The Plot Thickens: The Kindred
Humanity has long prophesied the future using details about the present. In a world where technological advancement has been focused on communications and social engagement, what can we surmise about future advancements? Alechia Dow, author of The Kindred, has dialed into our current obsession with communications by featuring interstellar telepathic communication as the basis for the pocket universe featured in the novel. Its main characters—Joy Abara and Felix Hamdi—occupy and find themselves on the run from empire, as innocent scapegoats to political intrigue.
The Monchuri system is quite like the science fiction universes you’ve likely encountered before—an empire that has taken extreme measures to ensure a hierarchically defined peace—while having achieved this in a very unconventional method. Decades before the opening of The Kindred, the monarchy in power—which Felix Hamdi is in line for—squashed the rebellion of those they had oppressed for centuries by pairing people across income, social class, and planet through telepathic communication. Pairs grow up interacting with their partner speaking and engaging with them their whole lives. So far, this method has kept the rich aware of the plight of those they subject to inhumane conditions while also making the formerly rebellious nations have an innate sense of surveillance. While these pairings can occasionally achieve mutual benefits, the class structure is rigidly enforced, which makes Felix’s pairing with Joy—a teenager from the rebel planet—so strange. Despite all of the reasons why their link to each other should have caused them to suspect each other or those in their company, Felix and Joy find themselves attracted to each other but are kept from ever meeting the other. Until their wish to meet comes at the most unfortunate of circumstances: court intrigue places Felix and Joy in the worst possible places at the worst time. Heeding the warnings that they receive just in the nick of time, Felix smuggles Joy off of her planet and they crash land their highly advanced spacecraft into Earth. As the story continues, this star-crossed duo must clear their names, avoid becoming further ensnared in the court intrigue that made them fugitives, and survive on a planet that they never knew existed.

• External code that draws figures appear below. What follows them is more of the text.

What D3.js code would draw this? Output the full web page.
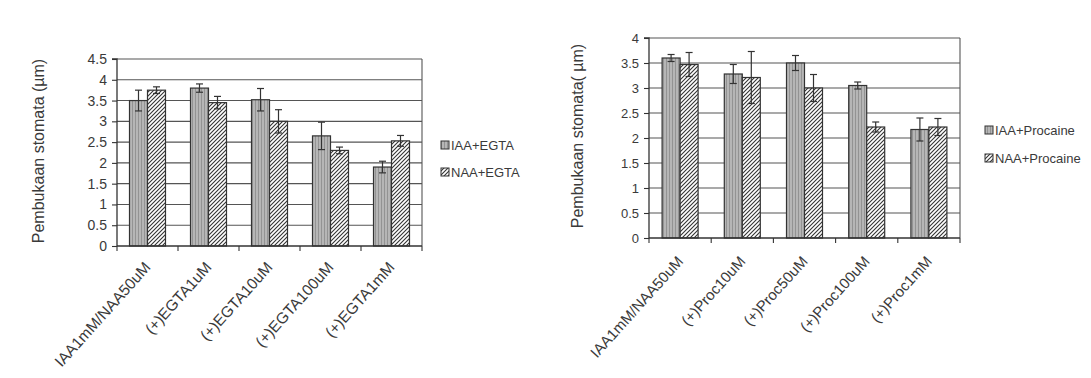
<!DOCTYPE html>
<html><head><meta charset="utf-8">
<script src="https://cdn.jsdelivr.net/npm/d3@7"></script>
<style>body{margin:0;background:#fff;} svg{display:block;font-family:"Liberation Sans",Arial,sans-serif;}</style>
</head><body><svg id="c" width="1091" height="378"></svg>
<script>
// ---- Data: chart 1 (EGTA) ----
const categoriesEGTA = ["IAA1mM/NAA50uM","(+)EGTA1uM","(+)EGTA10uM","(+)EGTA100uM","(+)EGTA1mM"];
const iaaEGTA    = [3.50, 3.80, 3.52, 2.65, 1.90];
const iaaEGTAErr = [0.25, 0.10, 0.27, 0.33, 0.14];
const naaEGTA    = [3.75, 3.45, 3.00, 2.30, 2.53];
const naaEGTAErr = [0.08, 0.15, 0.28, 0.08, 0.13];
const yTicksEGTA = [0,0.5,1,1.5,2,2.5,3,3.5,4,4.5];
const seriesEGTA = ["IAA+EGTA","NAA+EGTA"];

// ---- Data: chart 2 (Procaine) ----
const categoriesProc = ["IAA1mM/NAA50uM","(+)Proc10uM","(+)Proc50uM","(+)Proc100uM","(+)Proc1mM"];
const iaaProc    = [3.60, 3.28, 3.50, 3.05, 2.17];
const iaaProcErr = [0.07, 0.19, 0.15, 0.07, 0.23];
const naaProc    = [3.47, 3.21, 3.00, 2.22, 2.22];
const naaProcErr = [0.24, 0.52, 0.27, 0.10, 0.17];
const yTicksProc = [0,0.5,1,1.5,2,2.5,3,3.5,4];
const seriesProc = ["IAA+Procaine","NAA+Procaine"];

const svg = d3.select("#c");
const defs = svg.append("defs");
const pg = defs.append("pattern").attr("id","gray").attr("patternUnits","userSpaceOnUse").attr("width",3).attr("height",3);
pg.append("rect").attr("width",3).attr("height",3).attr("fill","#b6b6b6");
pg.append("line").attr("x1",0.5).attr("x2",0.5).attr("y1",0).attr("y2",3).attr("stroke","#939393").attr("stroke-width",1);
const ph = defs.append("pattern").attr("id","hatch").attr("patternUnits","userSpaceOnUse").attr("width",4).attr("height",4);
ph.append("rect").attr("width",4).attr("height",4).attr("fill","#fff");
ph.append("path").attr("d","M-1,1 l2,-2 M0,4 l4,-4 M3,5 l2,-2").attr("stroke","#333").attr("stroke-width",1.1);
const fills = ["url(#gray)","url(#hatch)"];
const ink = "#333";

function drawChart(o){
  const g = svg.append("g");
  const x = d3.scaleBand().domain(o.categories).range([o.left, o.right]);
  const y = d3.scaleLinear().domain([0, o.yMax]).range([o.bottom, o.top]);
  const barW = 18;
  const xs = d3.scaleBand().domain([0,1]).range([0, 2*barW]);

  // gridlines
  g.selectAll("line.grid").data(o.yTicks.filter(d=>d>0)).join("line").attr("class","grid")
    .attr("x1",o.left).attr("x2",o.right).attr("y1",d=>y(d)).attr("y2",d=>y(d))
    .attr("stroke","#555").attr("stroke-width",1.1);
  // right border
  g.append("line").attr("x1",o.right).attr("x2",o.right).attr("y1",y(o.yMax)).attr("y2",y(0))
    .attr("stroke","#555").attr("stroke-width",1.1);

  // bars
  const series = [o.iaa, o.naa];
  const errs = [o.iaaErr, o.naaErr];
  series.forEach((vals, si) => {
    const data = o.categories.map((c,i)=>({c, v:vals[i], e:errs[si][i]}));
    const bx = d => x(d.c) + x.bandwidth()/2 - barW + xs(si);
    g.selectAll(null).data(data).join("rect")
      .attr("x", bx).attr("y", d=>y(d.v)).attr("width", barW).attr("height", d=>y(0)-y(d.v))
      .attr("fill", fills[si]).attr("stroke", ink).attr("stroke-width",1.2);
    const eb = g.selectAll(null).data(data).join("g");
    eb.append("line").attr("x1", d=>bx(d)+barW/2).attr("x2", d=>bx(d)+barW/2)
      .attr("y1", d=>y(d.v-d.e)).attr("y2", d=>y(d.v+d.e)).attr("stroke", ink).attr("stroke-width",1.2);
    [-1,1].forEach(s=>{
      eb.append("line").attr("x1", d=>bx(d)+barW/2-3.5).attr("x2", d=>bx(d)+barW/2+3.5)
        .attr("y1", d=>y(d.v+s*d.e)).attr("y2", d=>y(d.v+s*d.e)).attr("stroke", ink).attr("stroke-width",1.2);
    });
  });

  // y axis
  const ya = g.append("g").attr("transform",`translate(${o.left},0)`)
    .call(d3.axisLeft(y).tickValues(o.yTicks).tickSize(5).tickPadding(5).tickFormat(d=>String(d)));
  ya.select(".domain").attr("stroke", ink).attr("stroke-width",1.3).attr("d",`M-5,${y(o.yMax)}H0V${y(0)}`);
  ya.selectAll(".tick line").attr("stroke", ink).attr("stroke-width",1.1);
  ya.selectAll(".tick text").attr("fill","#3a3a3a").style("font-size", o.tickFont+"px");

  // x axis with ticks at category boundaries
  const xa = g.append("g").attr("transform",`translate(0,${o.bottom})`)
    .call(d3.axisBottom(x).tickSize(0).tickFormat(""));
  xa.select(".domain").attr("stroke", ink).attr("stroke-width",1.3).attr("d",`M${o.left},0H${o.right}`);
  const bounds = o.categories.map(c=>x(c)).concat([o.right]);
  xa.selectAll("line.bt").data(bounds).join("line").attr("class","bt")
    .attr("x1",d=>d).attr("x2",d=>d).attr("y1",0).attr("y2",5).attr("stroke",ink).attr("stroke-width",1.1);
  xa.selectAll("text.xl").data(o.categories).join("text").attr("class","xl")
    .attr("transform", d=>`translate(${x(d)+x.bandwidth()/2+o.lblDx},${o.lblDy}) rotate(-48)`)
    .attr("text-anchor","end").attr("fill","#3a3a3a").style("font-size", o.xFont+"px").text(d=>d);

  // y title
  g.append("text").attr("transform",`translate(${o.titleX},${o.titleY}) rotate(-90)`)
    .attr("text-anchor","middle").attr("fill","#3a3a3a").style("font-size","16px").text(o.yTitle);

  // legend
  o.seriesNames.forEach((s,i)=>{
    const ly = o.legendY + i*o.legendGap;
    g.append("rect").attr("x",o.legendX).attr("y",ly-4).attr("width",8).attr("height",8)
      .attr("fill",fills[i]).attr("stroke",ink).attr("stroke-width",1);
    g.append("text").attr("x",o.legendX+10).attr("y",ly).attr("dy","0.35em")
      .attr("fill","#3a3a3a").style("font-size","13px").text(s);
  });
}

drawChart({categories:categoriesEGTA, iaa:iaaEGTA, iaaErr:iaaEGTAErr, naa:naaEGTA, naaErr:naaEGTAErr,
  yTicks:yTicksEGTA, yMax:4.5, seriesNames:seriesEGTA,
  left:117, right:422, top:59, bottom:246, tickFont:14, xFont:15.5, lblDx:4, lblDy:22,
  titleX:44, titleY:151, yTitle:"Pembukaan stomata (µm)",
  legendX:441, legendY:145, legendGap:27});

drawChart({categories:categoriesProc, iaa:iaaProc, iaaErr:iaaProcErr, naa:naaProc, naaErr:naaProcErr,
  yTicks:yTicksProc, yMax:4, seriesNames:seriesProc,
  left:649, right:960, top:38, bottom:238, tickFont:13, xFont:15, lblDx:4, lblDy:24,
  titleX:583, titleY:136, yTitle:"Pembukaan stomata( µm)",
  legendX:985, legendY:130, legendGap:28});
</script></body></html>
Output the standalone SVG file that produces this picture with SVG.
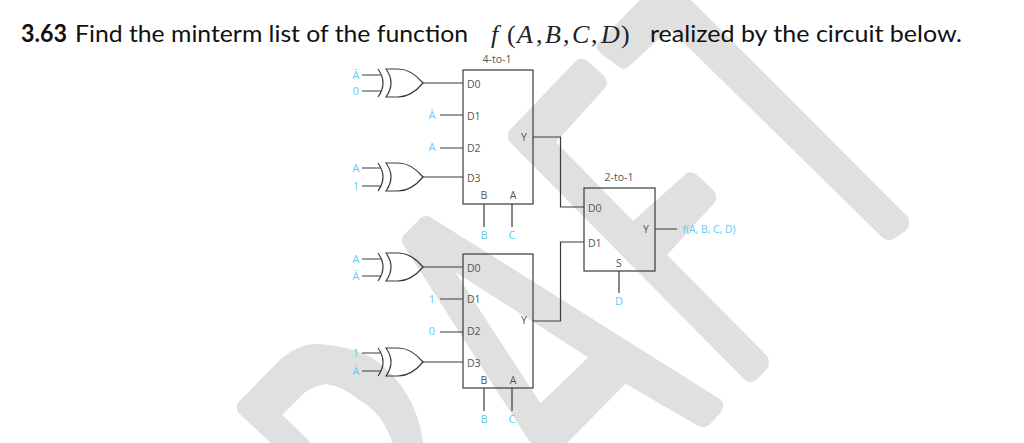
<svg xmlns="http://www.w3.org/2000/svg" xmlns:xlink="http://www.w3.org/1999/xlink" width="1024" height="443" viewBox="0 0 1024 443">
<style>
.wm{fill:#e0e0e0;stroke:#e0e0e0;stroke-width:6;stroke-linejoin:round;fill-rule:evenodd}
.w{fill:none;stroke:#3a3a3a;stroke-width:1.2}
.box{fill:none;stroke:#3a3a3a;stroke-width:1.2}
.g{fill:#fff;fill-opacity:0;stroke:#3a3a3a;stroke-width:1.2}
text{font-family:"Open Sans","Liberation Sans",sans-serif}
.l{font-size:10.500px;fill:#555}
.c{font-size:10.500px;fill:#555;text-anchor:middle}
.b{font-size:11px;fill:#62cbf7;text-anchor:middle}
.t{font-family:Lato,"Noto Sans",sans-serif;font-size:24px;fill:#111}
.m{font-family:"Liberation Serif",serif;font-size:26px;fill:#222}
.i{font-style:italic}
</style>
<defs>
<g id="xor">
<path class="g" d="M386,-14H398C409,-14 418,-6 423,0C418,6 409,14 398,14H386Q396,0 386,-14Z"/>
<path class="g" d="M378,-14Q388,0 378,14"/>
</g>
</defs>
<g id="watermark">
<path class="wm" d="M240,405 L281,363 Q300,346 318,347 Q345,348 370,360 Q392,375 405,397 Q418,420 420,443 L396,443 Q390,428 383,417 Q372,403 360,397 Q345,384 327,381 Q315,382 303,390 L278,415 L307,443 L275,443 L240,410Z"/>
<path class="wm" d="M405,238 L421,222 Q425,217 431,221 L719,402 Q722,406 718,411 L708,422 Q704,426 699,423 L625,380 L566,440 L532,440 L405,242Z M445,262 L540,408 L593,357 L500,297Z"/>
<path class="wm" d="M511,133 L577,64 Q581,60 585,63 L601,77 Q606,83 602,87 L552,142 L633,225 L688,176 Q692,174 696,178 L711,192 Q715,197 712,201 L663,255 L765,358 Q767,365 764,368 L755,377 Q750,381 745,376 L511,139Z"/>
<path class="wm" d="M600,45 L641,3 L690,3 L905,218 Q908,224 904,228 L893,236 Q888,239 884,235 L670,25 L627,64 Q624,68 620,64 L604,52 Q598,48 600,45Z"/>
</g>
<g id="title">
<text class="t" x="21" y="42" font-weight="700" textLength="46" lengthAdjust="spacingAndGlyphs">3.63</text>
<text class="t" x="75" y="42" textLength="393" lengthAdjust="spacingAndGlyphs">Find the minterm list of the function</text>
<text class="m" y="43"><tspan class="i" x="491">f</tspan><tspan x="507">(</tspan><tspan class="i" x="517">A</tspan><tspan x="536">,</tspan><tspan class="i" x="545">B</tspan><tspan x="563">,</tspan><tspan class="i" x="572">C</tspan><tspan x="591">,</tspan><tspan class="i" x="601">D</tspan><tspan x="621">)</tspan></text>
<text class="t" x="650" y="42" textLength="312" lengthAdjust="spacingAndGlyphs">realized by the circuit below.</text>
</g>
<g id="connectors">
<path class="w" d="M423,83H463M440,115H463M440,148H463M423,177H463"/>
<path class="w" d="M423,267H463M440,299H463M440,332H463M423,362H463"/>
<path class="w" d="M362,75H381M362,91H381M362,168H381M362,186H381"/>
<path class="w" d="M362,259H381M362,276H381M362,353H381M362,371H381"/>
<path class="w" stroke-width="1.5" d="M484,204V227M512,204V227M484,388V411M512,388V411"/>
<path class="w" d="M533,137H560.500V207H584M533,321H560.500V242H584"/>
<path class="w" d="M655,229H677M619,271V293"/>
</g>
<g id="gate1"><use xlink:href="#xor" href="#xor" y="83"/><text class="b" x="356" y="79">Ā</text><text class="b" x="356" y="95">0</text></g>
<g id="gate2"><use xlink:href="#xor" href="#xor" y="177"/><text class="b" x="356" y="172">A</text><text class="b" x="356" y="190">1</text></g>
<g id="gate3"><use xlink:href="#xor" href="#xor" y="267"/><text class="b" x="356" y="263">A</text><text class="b" x="356" y="280">Ā</text></g>
<g id="gate4"><use xlink:href="#xor" href="#xor" y="362"/><text class="b" x="356" y="357">1</text><text class="b" x="356" y="375">Ā</text></g>
<g id="mux1">
<rect class="box" x="463" y="70" width="70" height="134"/>
<text class="c" x="497" y="63">4-to-1</text>
<text class="l" x="467" y="88">D0</text><text class="l" x="467" y="120">D1</text><text class="l" x="467" y="152">D2</text><text class="l" x="467" y="182">D3</text>
<text class="c" x="524" y="141">Y</text><text class="c" x="484" y="199">B</text><text class="c" x="513" y="199">A</text>
<text class="b" x="432" y="119">Ā</text><text class="b" x="432" y="151">A</text><text class="b" x="484" y="239">B</text><text class="b" x="512" y="239">C</text>
</g>
<g id="mux2">
<rect class="box" x="463" y="254" width="70" height="134"/>
<text class="l" x="467" y="272">D0</text><text class="l" x="467" y="303">D1</text><text class="l" x="467" y="335">D2</text><text class="l" x="467" y="367">D3</text>
<text class="c" x="524" y="324">Y</text><text class="c" x="484" y="384">B</text><text class="c" x="513" y="384">A</text>
<text class="b" x="432" y="303">1</text><text class="b" x="432" y="335">0</text><text class="b" x="484" y="423">B</text><text class="b" x="512" y="423">C</text>
</g>
<g id="mux3">
<rect class="box" x="584" y="188" width="71" height="83"/>
<text class="c" x="619" y="181">2-to-1</text>
<text class="l" x="588" y="212">D0</text><text class="l" x="588" y="247">D1</text>
<text class="c" x="646" y="233">Y</text><text class="c" x="619" y="267">S</text>
<text class="b" x="619" y="305">D</text>
<text class="b" x="709" y="233" textLength="53" lengthAdjust="spacingAndGlyphs">f(A, B, C, D)</text>
</g>
</svg>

As much a plot-driven science fiction novel as it is a romance, in The Kindred, Dow presents a world of possibilities stymied by deception and greed that also shines a spotlight on the comradery of humanity. Readers are enthralled by the love that Joy and Felix share as much as they are by the pair’s decision-making and partnership building. Though we don’t see all of the intricacies of the Monchuri system, we do see the advancements and handling of fine technologies that showcase the talents each character possesses. The differences in class and treatment of these characters by this society are not only used as commentary on how society works but also an examination of who gets left behind in science fiction narratives developed by non-BIPOC writers. In short, The Kindred is the exact novel to read if you are looking for representation in science fiction properties with the symbolism of balance and justice without whitewashing real world plights.